Directions for this task → Starting with the first line of the listing, quote each line exactly until and including the one with "</style></head><body>", leaving pictures out.

Supplied information →
>> Start

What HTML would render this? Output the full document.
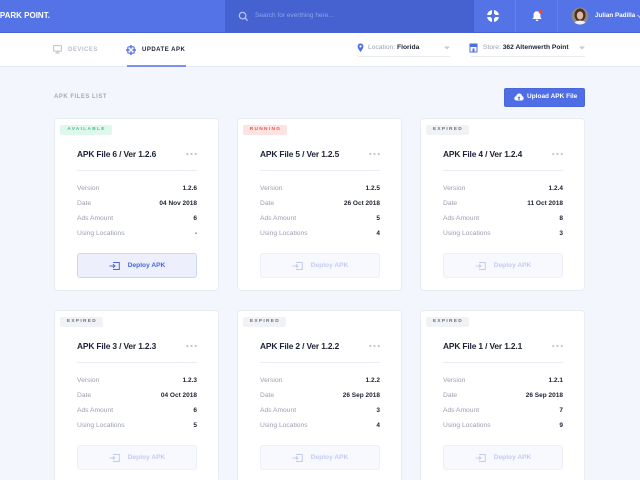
<!DOCTYPE html>
<html><head><meta charset="utf-8">
<style>
*{margin:0;padding:0;box-sizing:border-box}
html,body{width:640px;height:480px;overflow:hidden;background:#f4f6fd;font-family:"Liberation Sans",Arial,sans-serif;position:relative}
.abs{position:absolute}
#hdr{left:0;top:0;width:640px;height:33px;background:#5473e6;border-bottom:1px solid #4563d6}
#search{left:225px;top:0;width:249px;height:32px;background:#4562d0}
.vl{position:absolute;top:0;width:1px;height:32px;background:#6482ea}
#nav{left:0;top:33px;width:640px;height:34px;background:#fff;border-bottom:1px solid #e6e9f3}
.card{position:absolute;width:165px;height:173px;background:#fff;border:1px solid #e9ecf5;border-radius:4px}
.badge{position:absolute;left:5px;top:6px;height:10px;line-height:10px;font-size:4.8px;font-weight:bold;letter-spacing:1.3px;text-align:center;border-radius:2px;padding-left:1px}
.av{background:#e0f7ed;color:#3cc78a;width:52px}
.ru{background:#fde4e2;color:#ef5146;width:44px}
.ex{background:#f1f2f6;color:#6b6f80;width:43px}
.title{position:absolute;left:22px;top:29px;height:12px;line-height:12px;font-size:8.4px;font-weight:bold;color:#1d2136;letter-spacing:-0.15px;white-space:nowrap}
.dots{position:absolute;left:131px;top:33px}
.dv{position:absolute;left:22px;top:51px;width:120px;height:1px;background:#e9ecf4}
.row{position:absolute;left:22px;width:120px;height:12px;line-height:12px;display:flex;justify-content:space-between;white-space:nowrap}
.row span{font-size:6.7px;color:#9a9fb2}
.row b{font-size:6.5px;color:#1d2136;font-weight:bold}
.btn{position:absolute;left:22px;top:134px;width:120px;height:25px;border-radius:3px;display:flex;align-items:center;justify-content:center;gap:8px;font-size:6.6px;font-weight:bold}
.on{background:#edf0fc;border:1px solid #cdd6f5;color:#4a66de}
.off{background:#f8f9fe;border:1px solid #edf0fa;color:#c3cbf2}
</style></head><body>

<div id="hdr" class="abs"></div>
<div id="search" class="abs"></div>
<div class="vl" style="left:515px"></div>
<div class="vl" style="left:557px"></div>
<div class="abs" style="left:-5.5px;top:10px;height:12px;line-height:12px;font-size:8px;font-weight:bold;color:#fff;white-space:nowrap">SPARK POINT.</div>
<svg class="abs" style="left:238px;top:11px" width="11" height="11" viewBox="0 0 11 11"><circle cx="4.6" cy="4.6" r="3.3" fill="none" stroke="#b9c6f4" stroke-width="1.2"/><line x1="7" y1="7" x2="9.6" y2="9.6" stroke="#b9c6f4" stroke-width="1.3"/></svg>
<div class="abs" style="left:255px;top:11px;height:10px;line-height:10px;font-size:6.5px;color:#8fa3ea;white-space:nowrap">Search for everthing here...</div>
<svg class="abs" style="left:486px;top:9px" width="14" height="14" viewBox="0 0 14 14"><circle cx="7" cy="7" r="6" fill="#fff"/><rect x="6" y="0" width="2" height="14" fill="#5473e6"/><rect x="0" y="6" width="14" height="2" fill="#5473e6"/><circle cx="7" cy="7" r="2.6" fill="#5473e6"/></svg>
<svg class="abs" style="left:531px;top:9px" width="13" height="14" viewBox="0 0 13 14"><path d="M6 2.2c-2.2 0-3.4 1.6-3.4 3.6v2.6L1.3 10h9.4L9.4 8.4V5.8C9.4 3.8 8.2 2.2 6 2.2z" fill="#fff"/><rect x="4.7" y="10.6" width="2.6" height="1.4" rx="0.7" fill="#fff"/><circle cx="9.6" cy="2.8" r="1.9" fill="#f0473d"/></svg>
<svg class="abs" style="left:571px;top:7px" width="18" height="18" viewBox="0 0 18 18"><defs><clipPath id="c"><circle cx="9" cy="9" r="8.5"/></clipPath></defs><g clip-path="url(#c)"><rect width="18" height="18" fill="#8c8a86"/><ellipse cx="9" cy="8" rx="5.5" ry="6.5" fill="#4a2f25"/><ellipse cx="9" cy="8.5" rx="3.2" ry="4" fill="#e2b9a0"/><ellipse cx="9" cy="18" rx="7" ry="4.5" fill="#f3f1ef"/></g></svg>
<div class="abs" style="left:595px;top:11px;height:10px;line-height:10px;font-size:6.3px;font-weight:bold;color:#fff;white-space:nowrap">Julian Padilla</div>
<svg class="abs" style="left:637px;top:14px" width="6" height="5" viewBox="0 0 6 5"><path d="M0.5 1l2.5 2.5L5.5 1" fill="none" stroke="#c9d3f7" stroke-width="0.9"/></svg>

<div id="nav" class="abs"></div>
<svg class="abs" style="left:53px;top:45px" width="9" height="9" viewBox="0 0 9 9"><rect x="0.6" y="0.6" width="7.8" height="5.6" rx="0.6" fill="none" stroke="#c2c6d2" stroke-width="1.1"/><rect x="3.6" y="6.2" width="1.8" height="1.6" fill="#c2c6d2"/><rect x="2.4" y="7.6" width="4.2" height="1" fill="#c2c6d2"/></svg>
<div class="abs" style="left:68px;top:45px;height:10px;line-height:10px;font-size:6px;font-weight:bold;letter-spacing:0.5px;color:#bbbfcb">DEVICES</div>
<svg class="abs" style="left:126px;top:45px" width="10" height="10" viewBox="0 0 10 10"><rect x="1.8" y="1.8" width="6.4" height="6.4" rx="1" fill="none" stroke="#5a77e6" stroke-width="1.2"/><rect x="4.2" y="0" width="1.6" height="10" fill="#5a77e6"/><rect x="0" y="4.2" width="10" height="1.6" fill="#5a77e6"/><rect x="3.6" y="3.6" width="2.8" height="2.8" fill="#fff"/></svg>
<div class="abs" style="left:142px;top:45px;height:10px;line-height:10px;font-size:6px;font-weight:bold;letter-spacing:0.5px;color:#1d2136">UPDATE APK</div>
<div class="abs" style="left:127px;top:65px;width:59px;height:2px;background:#7b92ec"></div>

<svg class="abs" style="left:357px;top:43px" width="7" height="10" viewBox="0 0 7 10"><path d="M3.5 0.5C1.8 0.5 0.6 1.8 0.6 3.4c0 2.2 2.9 5.6 2.9 5.6s2.9-3.4 2.9-5.6C6.4 1.8 5.2 0.5 3.5 0.5z" fill="#4f6de3"/><circle cx="3.5" cy="3.4" r="1.1" fill="#fff"/></svg>
<div class="abs" style="left:368px;top:43px;height:10px;line-height:10px;font-size:6.7px;color:#9ea2b3;white-space:nowrap">Location: <b style="color:#1d2136">Florida</b></div>
<svg class="abs" style="left:444px;top:46px" width="6" height="4" viewBox="0 0 6 4"><path d="M0 0.5h6L3 3.5z" fill="#c5c9d5"/></svg>
<div class="abs" style="left:358px;top:56px;width:92px;height:1px;background:#e8ebf2"></div>
<svg class="abs" style="left:469px;top:43px" width="9" height="10" viewBox="0 0 9 10"><rect x="0.5" y="0.5" width="8" height="3" fill="#4f6de3"/><rect x="1" y="3.5" width="7" height="5.5" fill="none" stroke="#4f6de3" stroke-width="1"/><rect x="3.5" y="5.5" width="2" height="3.5" fill="#4f6de3"/></svg>
<div class="abs" style="left:483px;top:43px;height:10px;line-height:10px;font-size:6.7px;color:#9ea2b3;white-space:nowrap">Store: <b style="color:#1d2136">362 Altenwerth Point</b></div>
<svg class="abs" style="left:579px;top:46px" width="6" height="4" viewBox="0 0 6 4"><path d="M0 0.5h6L3 3.5z" fill="#c5c9d5"/></svg>
<div class="abs" style="left:471px;top:56px;width:114px;height:1px;background:#e8ebf2"></div>

<div class="abs" style="left:54px;top:92px;height:10px;line-height:10px;font-size:6px;font-weight:bold;letter-spacing:0.5px;color:#a6aabb">APK FILES LIST</div>
<div class="abs" style="left:504px;top:88px;width:81px;height:19px;background:#4f6ee6;border-radius:2px;border:1px solid #4a67dc"></div>
<svg class="abs" style="left:514px;top:93px" width="10" height="8" viewBox="0 0 10 8"><path d="M2.6 7.5C1.3 7.5 0.3 6.6 0.3 5.4c0-1.1 0.8-2 1.9-2.1C2.5 1.7 3.7 0.5 5.2 0.5c1.5 0 2.7 1.1 2.9 2.6 1 0.2 1.6 1 1.6 2 0 1.3-1 2.4-2.3 2.4z" fill="#fff"/><path d="M5 3.2L3.4 5h1v2h1.2V5h1z" fill="#4f6ee6"/></svg>
<div class="abs" style="left:527px;top:92px;height:10px;line-height:10px;font-size:6.5px;font-weight:bold;color:#fff;white-space:nowrap">Upload APK File</div>

<!-- Cards -->
<div class="card" style="left:54px;top:118px">
 <div class="badge av">AVAILABLE</div>
 <div class="title">APK File 6 / Ver 1.2.6</div>
 <svg class="dots" width="11" height="4" viewBox="0 0 11 4"><circle cx="1.3" cy="2" r="1.1" fill="#c0c5d6"/><circle cx="5.5" cy="2" r="1.1" fill="#c0c5d6"/><circle cx="9.7" cy="2" r="1.1" fill="#c0c5d6"/></svg>
 <div class="dv"></div>
 <div class="row" style="top:64px"><span>Version</span><b>1.2.6</b></div>
 <div class="row" style="top:79px"><span>Date</span><b>04 Nov 2018</b></div>
 <div class="row" style="top:94px"><span>Ads Amount</span><b>6</b></div>
 <div class="row" style="top:109px"><span>Using Locations</span><b>-</b></div>
 <div class="btn on"><svg width="11" height="8" viewBox="0 0 11 8"><path d="M4 0.5h6.3v7H4" fill="none" stroke="#4a66de" stroke-width="1"/><path d="M0.5 4h5.5M4 2.2L6 4 4 5.8" fill="none" stroke="#4a66de" stroke-width="1"/></svg>Deploy APK</div>
</div>

<div class="card" style="left:237px;top:118px">
 <div class="badge ru">RUNNING</div>
 <div class="title">APK File 5 / Ver 1.2.5</div>
 <svg class="dots" width="11" height="4" viewBox="0 0 11 4"><circle cx="1.3" cy="2" r="1.1" fill="#c0c5d6"/><circle cx="5.5" cy="2" r="1.1" fill="#c0c5d6"/><circle cx="9.7" cy="2" r="1.1" fill="#c0c5d6"/></svg>
 <div class="dv"></div>
 <div class="row" style="top:64px"><span>Version</span><b>1.2.5</b></div>
 <div class="row" style="top:79px"><span>Date</span><b>26 Oct 2018</b></div>
 <div class="row" style="top:94px"><span>Ads Amount</span><b>5</b></div>
 <div class="row" style="top:109px"><span>Using Locations</span><b>4</b></div>
 <div class="btn off"><svg width="11" height="8" viewBox="0 0 11 8"><path d="M4 0.5h6.3v7H4" fill="none" stroke="#c3cbf2" stroke-width="1"/><path d="M0.5 4h5.5M4 2.2L6 4 4 5.8" fill="none" stroke="#c3cbf2" stroke-width="1"/></svg>Deploy APK</div>
</div>

<div class="card" style="left:420px;top:118px">
 <div class="badge ex">EXPIRED</div>
 <div class="title">APK File 4 / Ver 1.2.4</div>
 <svg class="dots" width="11" height="4" viewBox="0 0 11 4"><circle cx="1.3" cy="2" r="1.1" fill="#c0c5d6"/><circle cx="5.5" cy="2" r="1.1" fill="#c0c5d6"/><circle cx="9.7" cy="2" r="1.1" fill="#c0c5d6"/></svg>
 <div class="dv"></div>
 <div class="row" style="top:64px"><span>Version</span><b>1.2.4</b></div>
 <div class="row" style="top:79px"><span>Date</span><b>11 Oct 2018</b></div>
 <div class="row" style="top:94px"><span>Ads Amount</span><b>8</b></div>
 <div class="row" style="top:109px"><span>Using Locations</span><b>3</b></div>
 <div class="btn off"><svg width="11" height="8" viewBox="0 0 11 8"><path d="M4 0.5h6.3v7H4" fill="none" stroke="#c3cbf2" stroke-width="1"/><path d="M0.5 4h5.5M4 2.2L6 4 4 5.8" fill="none" stroke="#c3cbf2" stroke-width="1"/></svg>Deploy APK</div>
</div>

<div class="card" style="left:54px;top:310px">
 <div class="badge ex">EXPIRED</div>
 <div class="title">APK File 3 / Ver 1.2.3</div>
 <svg class="dots" width="11" height="4" viewBox="0 0 11 4"><circle cx="1.3" cy="2" r="1.1" fill="#c0c5d6"/><circle cx="5.5" cy="2" r="1.1" fill="#c0c5d6"/><circle cx="9.7" cy="2" r="1.1" fill="#c0c5d6"/></svg>
 <div class="dv"></div>
 <div class="row" style="top:64px"><span>Version</span><b>1.2.3</b></div>
 <div class="row" style="top:79px"><span>Date</span><b>04 Oct 2018</b></div>
 <div class="row" style="top:94px"><span>Ads Amount</span><b>6</b></div>
 <div class="row" style="top:109px"><span>Using Locations</span><b>5</b></div>
 <div class="btn off"><svg width="11" height="8" viewBox="0 0 11 8"><path d="M4 0.5h6.3v7H4" fill="none" stroke="#c3cbf2" stroke-width="1"/><path d="M0.5 4h5.5M4 2.2L6 4 4 5.8" fill="none" stroke="#c3cbf2" stroke-width="1"/></svg>Deploy APK</div>
</div>

<div class="card" style="left:237px;top:310px">
 <div class="badge ex">EXPIRED</div>
 <div class="title">APK File 2 / Ver 1.2.2</div>
 <svg class="dots" width="11" height="4" viewBox="0 0 11 4"><circle cx="1.3" cy="2" r="1.1" fill="#c0c5d6"/><circle cx="5.5" cy="2" r="1.1" fill="#c0c5d6"/><circle cx="9.7" cy="2" r="1.1" fill="#c0c5d6"/></svg>
 <div class="dv"></div>
 <div class="row" style="top:64px"><span>Version</span><b>1.2.2</b></div>
 <div class="row" style="top:79px"><span>Date</span><b>26 Sep 2018</b></div>
 <div class="row" style="top:94px"><span>Ads Amount</span><b>3</b></div>
 <div class="row" style="top:109px"><span>Using Locations</span><b>4</b></div>
 <div class="btn off"><svg width="11" height="8" viewBox="0 0 11 8"><path d="M4 0.5h6.3v7H4" fill="none" stroke="#c3cbf2" stroke-width="1"/><path d="M0.5 4h5.5M4 2.2L6 4 4 5.8" fill="none" stroke="#c3cbf2" stroke-width="1"/></svg>Deploy APK</div>
</div>

<div class="card" style="left:420px;top:310px">
 <div class="badge ex">EXPIRED</div>
 <div class="title">APK File 1 / Ver 1.2.1</div>
 <svg class="dots" width="11" height="4" viewBox="0 0 11 4"><circle cx="1.3" cy="2" r="1.1" fill="#c0c5d6"/><circle cx="5.5" cy="2" r="1.1" fill="#c0c5d6"/><circle cx="9.7" cy="2" r="1.1" fill="#c0c5d6"/></svg>
 <div class="dv"></div>
 <div class="row" style="top:64px"><span>Version</span><b>1.2.1</b></div>
 <div class="row" style="top:79px"><span>Date</span><b>26 Sep 2018</b></div>
 <div class="row" style="top:94px"><span>Ads Amount</span><b>7</b></div>
 <div class="row" style="top:109px"><span>Using Locations</span><b>9</b></div>
 <div class="btn off"><svg width="11" height="8" viewBox="0 0 11 8"><path d="M4 0.5h6.3v7H4" fill="none" stroke="#c3cbf2" stroke-width="1"/><path d="M0.5 4h5.5M4 2.2L6 4 4 5.8" fill="none" stroke="#c3cbf2" stroke-width="1"/></svg>Deploy APK</div>
</div>

</body></html>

>> End

Response to this exercise →
What HTML would render this? Output the full document.
<!DOCTYPE html>
<html><head><meta charset="utf-8">
<style>
*{margin:0;padding:0;box-sizing:border-box}
html,body{width:640px;height:480px;overflow:hidden;background:#f4f6fd;font-family:"Liberation Sans",Arial,sans-serif;position:relative}
.abs{position:absolute}
#hdr{left:0;top:0;width:640px;height:33px;background:#5473e6;border-bottom:1px solid #4563d6}
#search{left:225px;top:0;width:249px;height:32px;background:#4562d0}
.vl{position:absolute;top:0;width:1px;height:32px;background:#6482ea}
#nav{left:0;top:33px;width:640px;height:34px;background:#fff;border-bottom:1px solid #e6e9f3}
.card{position:absolute;width:165px;height:173px;background:#fff;border:1px solid #e9ecf5;border-radius:4px}
.badge{position:absolute;left:5px;top:6px;height:10px;line-height:10px;font-size:4.8px;font-weight:bold;letter-spacing:1.3px;text-align:center;border-radius:2px;padding-left:1px}
.av{background:#e0f7ed;color:#3cc78a;width:52px}
.ru{background:#fde4e2;color:#ef5146;width:44px}
.ex{background:#f1f2f6;color:#6b6f80;width:43px}
.title{position:absolute;left:22px;top:29px;height:12px;line-height:12px;font-size:8.4px;font-weight:bold;color:#1d2136;letter-spacing:-0.15px;white-space:nowrap}
.dots{position:absolute;left:131px;top:33px}
.dv{position:absolute;left:22px;top:51px;width:120px;height:1px;background:#e9ecf4}
.row{position:absolute;left:22px;width:120px;height:12px;line-height:12px;display:flex;justify-content:space-between;white-space:nowrap}
.row span{font-size:6.7px;color:#9a9fb2}
.row b{font-size:6.5px;color:#1d2136;font-weight:bold}
.btn{position:absolute;left:22px;top:134px;width:120px;height:25px;border-radius:3px;display:flex;align-items:center;justify-content:center;gap:8px;font-size:6.6px;font-weight:bold}
.on{background:#edf0fc;border:1px solid #cdd6f5;color:#4a66de}
.off{background:#f8f9fe;border:1px solid #edf0fa;color:#c3cbf2}
</style></head><body>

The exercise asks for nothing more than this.